Opportunity to Amend the Complaint
Despite the dismissal of the plaintiff's claims, the court granted her an opportunity to amend her complaint, allowing her to address the deficiencies identified in the ruling. The court emphasized that while the plaintiff's right to amend her complaint might have been affected by the defendants' answer, it nonetheless chose to permit an amendment to facilitate a fair opportunity to present her case. However, the court cautioned the plaintiff that any amended complaint must include factual allegations rather than mere legal conclusions. It also made it clear that if the plaintiff did not file an amended complaint within the specified timeframe, the case would be dismissed with prejudice, leaving her without recourse in this matter. This indication reflected the court's preference for resolving cases on their merits, particularly for pro se litigants.

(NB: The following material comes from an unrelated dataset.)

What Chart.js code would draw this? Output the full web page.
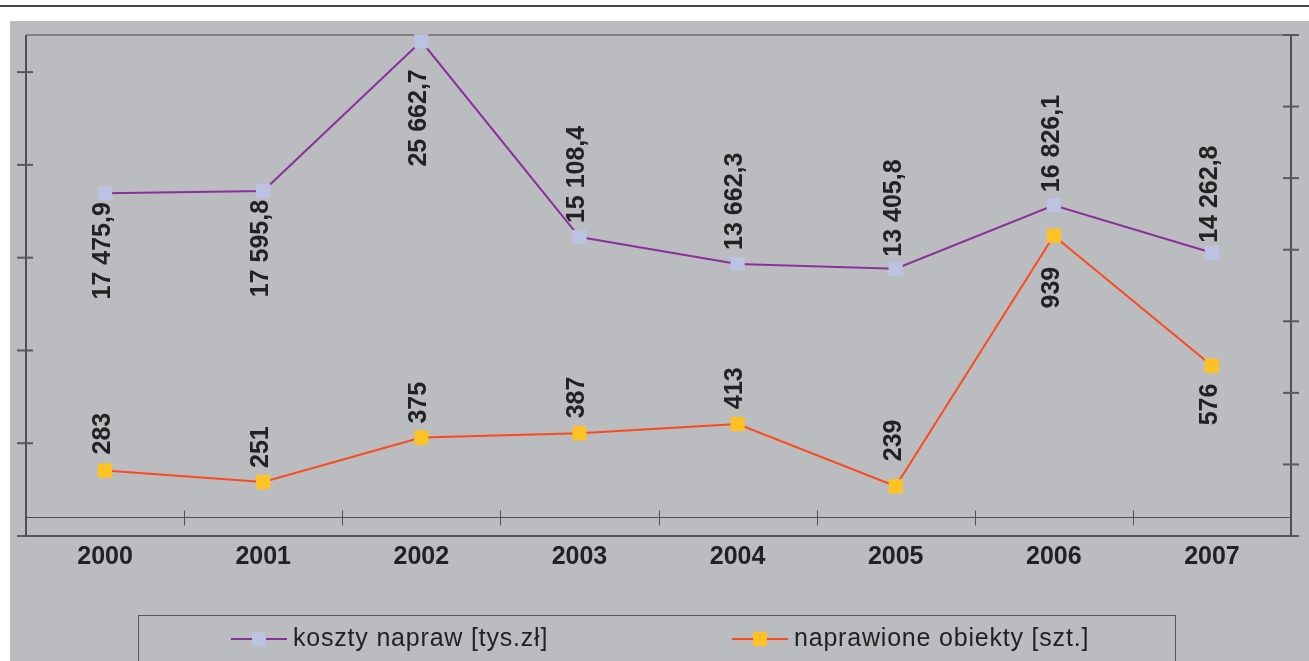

Service of Process and Default
Lastly, the court addressed the plaintiff's motion to quash, which she argued was based on the defendants' alleged failure to formally appear in the case, claiming they were in default. The court found this argument to be without merit, as all defendants had properly appeared through counsel. It clarified that the rules did not require a separate notice of appearance to establish representation in court. The court ultimately denied the plaintiff's motion to quash, reinforcing that the defendants were appropriately represented, independent of any technicalities regarding their appearances. This decision further underscored the court's commitment to ensuring that procedural rules did not unduly hinder the resolution of the case.